## Dataset records
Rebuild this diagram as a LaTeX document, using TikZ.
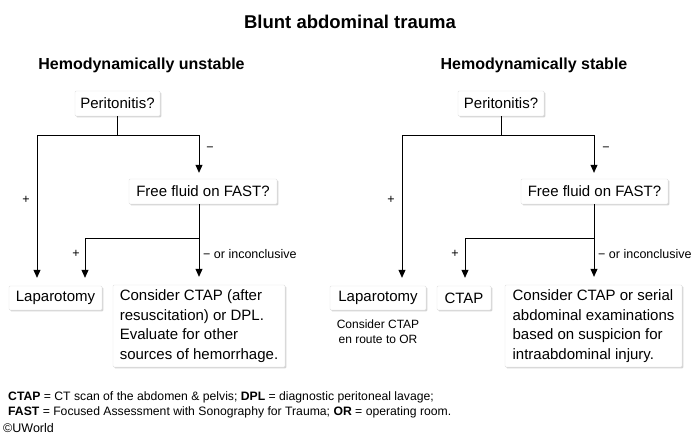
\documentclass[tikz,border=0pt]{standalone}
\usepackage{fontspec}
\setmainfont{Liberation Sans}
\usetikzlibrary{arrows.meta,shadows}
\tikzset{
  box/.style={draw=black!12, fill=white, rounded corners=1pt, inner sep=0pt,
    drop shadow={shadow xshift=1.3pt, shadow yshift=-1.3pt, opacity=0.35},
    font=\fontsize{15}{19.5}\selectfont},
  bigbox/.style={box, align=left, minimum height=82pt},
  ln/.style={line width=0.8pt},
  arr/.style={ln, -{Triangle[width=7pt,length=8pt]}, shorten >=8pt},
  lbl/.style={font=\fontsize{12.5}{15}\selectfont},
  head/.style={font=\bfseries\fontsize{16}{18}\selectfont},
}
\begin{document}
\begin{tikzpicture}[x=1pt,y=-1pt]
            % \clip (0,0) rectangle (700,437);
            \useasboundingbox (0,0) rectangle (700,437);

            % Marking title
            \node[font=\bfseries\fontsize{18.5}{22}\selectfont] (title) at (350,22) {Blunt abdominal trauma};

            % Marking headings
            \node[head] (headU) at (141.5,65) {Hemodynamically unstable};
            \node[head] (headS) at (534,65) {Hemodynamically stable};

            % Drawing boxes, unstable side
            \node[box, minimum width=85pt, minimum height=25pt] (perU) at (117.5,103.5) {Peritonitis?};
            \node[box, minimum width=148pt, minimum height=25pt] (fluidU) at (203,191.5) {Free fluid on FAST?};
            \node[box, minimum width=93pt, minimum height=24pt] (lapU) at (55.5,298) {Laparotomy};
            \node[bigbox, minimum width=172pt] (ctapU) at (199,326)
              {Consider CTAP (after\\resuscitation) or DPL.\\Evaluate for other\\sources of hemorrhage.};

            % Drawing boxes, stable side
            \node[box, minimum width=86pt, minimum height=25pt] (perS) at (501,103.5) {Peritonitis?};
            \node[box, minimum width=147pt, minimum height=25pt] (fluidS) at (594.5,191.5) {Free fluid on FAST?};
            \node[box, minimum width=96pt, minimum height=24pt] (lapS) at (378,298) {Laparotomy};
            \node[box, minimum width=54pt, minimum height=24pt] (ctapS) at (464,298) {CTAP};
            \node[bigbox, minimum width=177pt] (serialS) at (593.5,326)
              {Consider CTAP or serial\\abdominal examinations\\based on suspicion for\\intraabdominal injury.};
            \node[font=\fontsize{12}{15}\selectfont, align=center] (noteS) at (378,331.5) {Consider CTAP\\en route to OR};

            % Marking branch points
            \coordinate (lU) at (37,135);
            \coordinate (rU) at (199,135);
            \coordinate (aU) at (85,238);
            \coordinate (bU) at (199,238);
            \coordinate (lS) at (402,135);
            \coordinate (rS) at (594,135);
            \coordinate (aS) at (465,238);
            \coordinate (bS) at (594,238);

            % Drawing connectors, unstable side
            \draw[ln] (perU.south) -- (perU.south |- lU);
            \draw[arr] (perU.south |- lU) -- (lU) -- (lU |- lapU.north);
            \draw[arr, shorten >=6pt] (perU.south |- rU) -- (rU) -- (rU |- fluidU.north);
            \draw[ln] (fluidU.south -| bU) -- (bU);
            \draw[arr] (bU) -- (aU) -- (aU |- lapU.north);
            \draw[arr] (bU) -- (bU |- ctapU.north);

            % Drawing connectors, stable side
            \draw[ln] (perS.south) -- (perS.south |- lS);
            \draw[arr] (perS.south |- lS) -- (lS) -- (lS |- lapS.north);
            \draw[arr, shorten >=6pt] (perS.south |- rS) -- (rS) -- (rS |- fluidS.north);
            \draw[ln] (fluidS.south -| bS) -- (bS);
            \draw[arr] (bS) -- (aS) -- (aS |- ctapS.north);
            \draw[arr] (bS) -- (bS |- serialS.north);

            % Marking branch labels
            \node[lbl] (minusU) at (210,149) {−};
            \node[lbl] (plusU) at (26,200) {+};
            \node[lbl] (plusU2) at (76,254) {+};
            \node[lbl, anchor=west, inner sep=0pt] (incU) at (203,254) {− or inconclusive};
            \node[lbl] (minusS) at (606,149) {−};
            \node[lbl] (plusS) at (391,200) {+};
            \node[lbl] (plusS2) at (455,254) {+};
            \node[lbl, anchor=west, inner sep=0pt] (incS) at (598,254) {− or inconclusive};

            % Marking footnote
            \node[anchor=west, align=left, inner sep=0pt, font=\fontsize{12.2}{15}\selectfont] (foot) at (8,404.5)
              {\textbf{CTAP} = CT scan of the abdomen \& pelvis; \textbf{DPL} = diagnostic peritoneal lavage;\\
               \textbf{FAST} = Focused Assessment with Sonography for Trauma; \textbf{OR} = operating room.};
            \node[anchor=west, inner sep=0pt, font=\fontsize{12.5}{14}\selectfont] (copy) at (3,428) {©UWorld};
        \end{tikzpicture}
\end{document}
* * *
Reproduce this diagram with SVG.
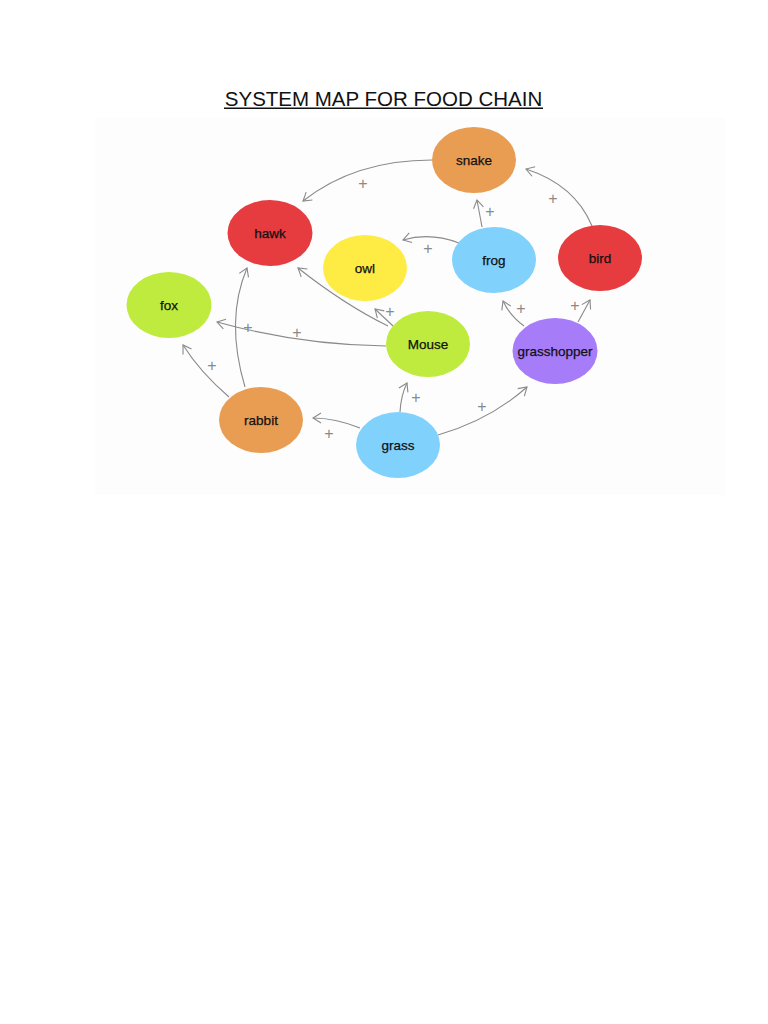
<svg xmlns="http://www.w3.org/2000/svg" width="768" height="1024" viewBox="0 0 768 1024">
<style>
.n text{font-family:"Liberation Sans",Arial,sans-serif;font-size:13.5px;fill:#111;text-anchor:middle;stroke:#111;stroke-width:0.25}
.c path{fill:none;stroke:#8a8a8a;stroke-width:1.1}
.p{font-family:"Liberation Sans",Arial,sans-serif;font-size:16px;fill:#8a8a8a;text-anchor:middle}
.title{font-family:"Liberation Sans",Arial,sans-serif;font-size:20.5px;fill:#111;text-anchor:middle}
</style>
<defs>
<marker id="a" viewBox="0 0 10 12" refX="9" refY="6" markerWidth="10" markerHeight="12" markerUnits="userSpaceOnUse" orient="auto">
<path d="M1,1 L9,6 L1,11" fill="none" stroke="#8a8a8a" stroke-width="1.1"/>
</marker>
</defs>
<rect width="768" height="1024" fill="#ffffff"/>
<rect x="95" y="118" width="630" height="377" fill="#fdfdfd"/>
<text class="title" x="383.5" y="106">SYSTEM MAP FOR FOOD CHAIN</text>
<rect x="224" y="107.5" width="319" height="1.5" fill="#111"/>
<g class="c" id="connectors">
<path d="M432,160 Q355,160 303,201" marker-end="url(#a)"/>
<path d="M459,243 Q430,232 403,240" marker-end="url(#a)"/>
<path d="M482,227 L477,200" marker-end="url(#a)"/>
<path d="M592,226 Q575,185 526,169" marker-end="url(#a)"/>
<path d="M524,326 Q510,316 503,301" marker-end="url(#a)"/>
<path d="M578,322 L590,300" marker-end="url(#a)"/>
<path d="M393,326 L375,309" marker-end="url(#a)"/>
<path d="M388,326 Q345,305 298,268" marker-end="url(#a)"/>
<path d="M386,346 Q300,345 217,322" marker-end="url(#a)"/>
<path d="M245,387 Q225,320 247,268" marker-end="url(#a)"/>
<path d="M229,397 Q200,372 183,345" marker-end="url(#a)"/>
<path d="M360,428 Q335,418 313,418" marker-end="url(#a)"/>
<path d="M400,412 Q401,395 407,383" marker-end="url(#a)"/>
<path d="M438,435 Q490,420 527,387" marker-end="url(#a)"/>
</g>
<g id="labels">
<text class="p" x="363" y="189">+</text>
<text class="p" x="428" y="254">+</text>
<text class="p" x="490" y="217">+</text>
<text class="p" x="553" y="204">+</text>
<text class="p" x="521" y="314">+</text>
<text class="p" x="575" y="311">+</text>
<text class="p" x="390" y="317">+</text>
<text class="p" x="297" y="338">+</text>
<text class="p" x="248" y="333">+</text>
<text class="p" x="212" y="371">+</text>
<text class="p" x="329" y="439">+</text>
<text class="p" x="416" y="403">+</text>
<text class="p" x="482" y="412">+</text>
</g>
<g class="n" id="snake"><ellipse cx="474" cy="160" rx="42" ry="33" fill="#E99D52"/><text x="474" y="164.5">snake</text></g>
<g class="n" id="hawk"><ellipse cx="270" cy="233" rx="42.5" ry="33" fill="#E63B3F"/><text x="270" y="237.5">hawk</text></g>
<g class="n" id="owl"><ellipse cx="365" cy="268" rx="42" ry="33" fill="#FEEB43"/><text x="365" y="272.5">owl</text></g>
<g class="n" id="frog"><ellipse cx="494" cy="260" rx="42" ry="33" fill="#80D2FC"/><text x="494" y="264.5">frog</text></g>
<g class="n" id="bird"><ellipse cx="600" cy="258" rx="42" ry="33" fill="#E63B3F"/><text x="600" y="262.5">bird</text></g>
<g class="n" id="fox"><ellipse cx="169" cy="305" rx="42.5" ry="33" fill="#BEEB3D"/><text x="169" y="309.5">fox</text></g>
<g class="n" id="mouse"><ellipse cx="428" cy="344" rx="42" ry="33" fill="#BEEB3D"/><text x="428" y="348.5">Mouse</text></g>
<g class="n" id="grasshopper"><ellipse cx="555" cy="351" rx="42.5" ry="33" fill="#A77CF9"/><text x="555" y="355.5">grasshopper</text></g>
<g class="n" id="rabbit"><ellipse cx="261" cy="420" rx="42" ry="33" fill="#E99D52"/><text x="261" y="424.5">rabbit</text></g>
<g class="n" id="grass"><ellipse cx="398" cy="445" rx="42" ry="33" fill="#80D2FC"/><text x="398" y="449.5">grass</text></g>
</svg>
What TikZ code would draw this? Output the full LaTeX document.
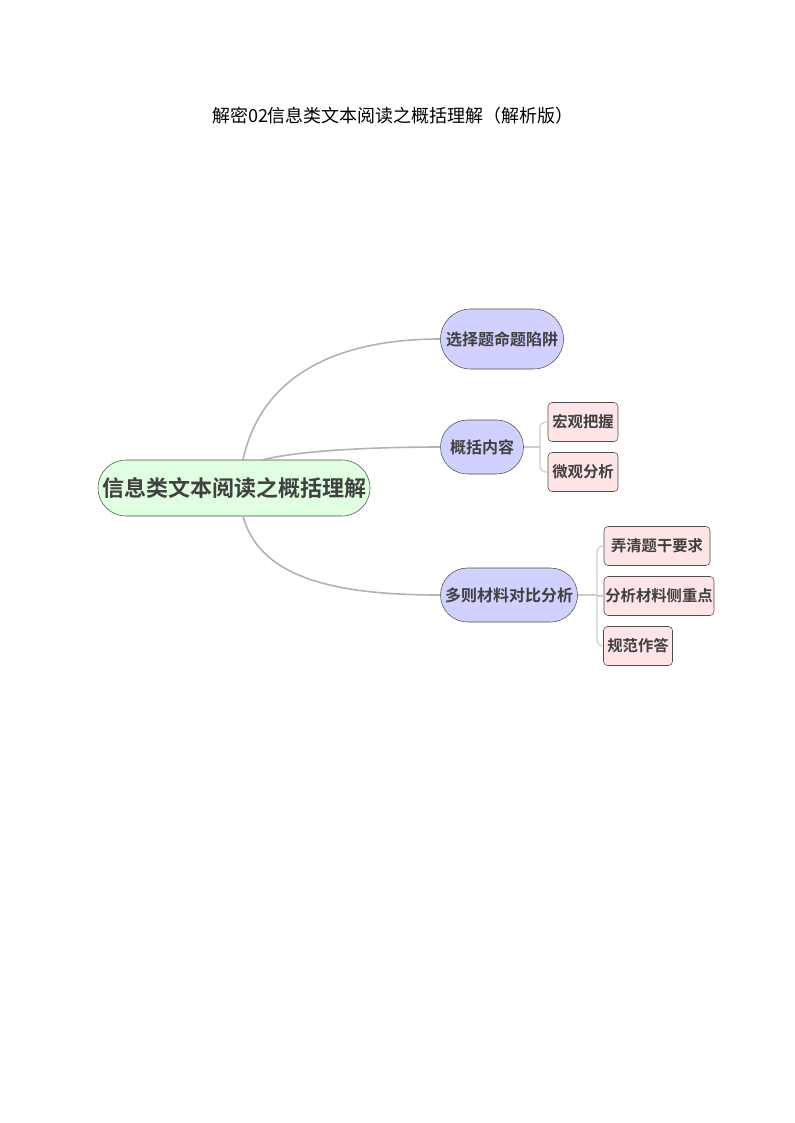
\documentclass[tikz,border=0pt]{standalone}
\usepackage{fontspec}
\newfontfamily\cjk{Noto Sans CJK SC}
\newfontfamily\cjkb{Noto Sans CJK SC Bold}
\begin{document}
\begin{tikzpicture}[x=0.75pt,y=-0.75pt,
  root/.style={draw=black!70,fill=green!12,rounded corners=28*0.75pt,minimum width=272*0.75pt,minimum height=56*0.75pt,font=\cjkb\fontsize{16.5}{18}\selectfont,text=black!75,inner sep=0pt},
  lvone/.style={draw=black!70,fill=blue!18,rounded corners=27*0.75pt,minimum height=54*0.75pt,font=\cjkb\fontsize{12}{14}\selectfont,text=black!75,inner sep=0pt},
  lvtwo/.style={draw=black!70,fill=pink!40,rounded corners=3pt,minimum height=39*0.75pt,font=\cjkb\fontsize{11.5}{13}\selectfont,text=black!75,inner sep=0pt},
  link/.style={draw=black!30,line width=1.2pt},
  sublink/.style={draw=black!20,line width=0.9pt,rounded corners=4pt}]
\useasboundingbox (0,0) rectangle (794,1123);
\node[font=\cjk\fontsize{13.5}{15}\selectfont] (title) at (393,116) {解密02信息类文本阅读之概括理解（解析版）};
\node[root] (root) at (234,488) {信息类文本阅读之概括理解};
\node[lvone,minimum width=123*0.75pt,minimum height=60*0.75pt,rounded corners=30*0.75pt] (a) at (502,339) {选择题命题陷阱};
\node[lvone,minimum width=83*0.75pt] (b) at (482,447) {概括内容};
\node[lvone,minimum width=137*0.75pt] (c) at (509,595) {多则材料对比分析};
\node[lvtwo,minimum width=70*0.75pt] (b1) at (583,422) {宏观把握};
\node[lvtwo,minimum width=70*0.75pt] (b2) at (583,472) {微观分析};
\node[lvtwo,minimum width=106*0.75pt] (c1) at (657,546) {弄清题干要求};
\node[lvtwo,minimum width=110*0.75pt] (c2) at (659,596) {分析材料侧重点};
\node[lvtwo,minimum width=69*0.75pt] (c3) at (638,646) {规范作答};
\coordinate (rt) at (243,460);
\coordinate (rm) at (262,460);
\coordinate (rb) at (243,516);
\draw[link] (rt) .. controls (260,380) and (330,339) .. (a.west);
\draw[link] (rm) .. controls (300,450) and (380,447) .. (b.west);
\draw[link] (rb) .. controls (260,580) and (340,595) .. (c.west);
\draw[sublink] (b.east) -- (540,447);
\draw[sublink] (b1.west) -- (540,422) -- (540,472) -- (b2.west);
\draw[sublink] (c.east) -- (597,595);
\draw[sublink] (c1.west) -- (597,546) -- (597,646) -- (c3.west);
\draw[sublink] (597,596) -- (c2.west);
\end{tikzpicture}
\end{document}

## Instruction
Your first line is the one with "Rebuild this diagram", and your last is the one with "CTAP (after\\resuscitation) or". Copy those and every line between them exactly, without any pictures.

## The response
Rebuild this diagram as a LaTeX document, using TikZ.
\documentclass[tikz,border=0pt]{standalone}
\usepackage{fontspec}
\setmainfont{Liberation Sans}
\usetikzlibrary{arrows.meta,shadows}
\tikzset{
  box/.style={draw=black!12, fill=white, rounded corners=1pt, inner sep=0pt,
    drop shadow={shadow xshift=1.3pt, shadow yshift=-1.3pt, opacity=0.35},
    font=\fontsize{15}{19.5}\selectfont},
  bigbox/.style={box, align=left, minimum height=82pt},
  ln/.style={line width=0.8pt},
  arr/.style={ln, -{Triangle[width=7pt,length=8pt]}, shorten >=8pt},
  lbl/.style={font=\fontsize{12.5}{15}\selectfont},
  head/.style={font=\bfseries\fontsize{16}{18}\selectfont},
}
\begin{document}
\begin{tikzpicture}[x=1pt,y=-1pt]
            % \clip (0,0) rectangle (700,437);
            \useasboundingbox (0,0) rectangle (700,437);

            % Marking title
            \node[font=\bfseries\fontsize{18.5}{22}\selectfont] (title) at (350,22) {Blunt abdominal trauma};

            % Marking headings
            \node[head] (headU) at (141.5,65) {Hemodynamically unstable};
            \node[head] (headS) at (534,65) {Hemodynamically stable};

            % Drawing boxes, unstable side
            \node[box, minimum width=85pt, minimum height=25pt] (perU) at (117.5,103.5) {Peritonitis?};
            \node[box, minimum width=148pt, minimum height=25pt] (fluidU) at (203,191.5) {Free fluid on FAST?};
            \node[box, minimum width=93pt, minimum height=24pt] (lapU) at (55.5,298) {Laparotomy};
            \node[bigbox, minimum width=172pt] (ctapU) at (199,326)
              {Consider CTAP (after\\resuscitation) or DPL.\\Evaluate for other\\sources of hemorrhage.};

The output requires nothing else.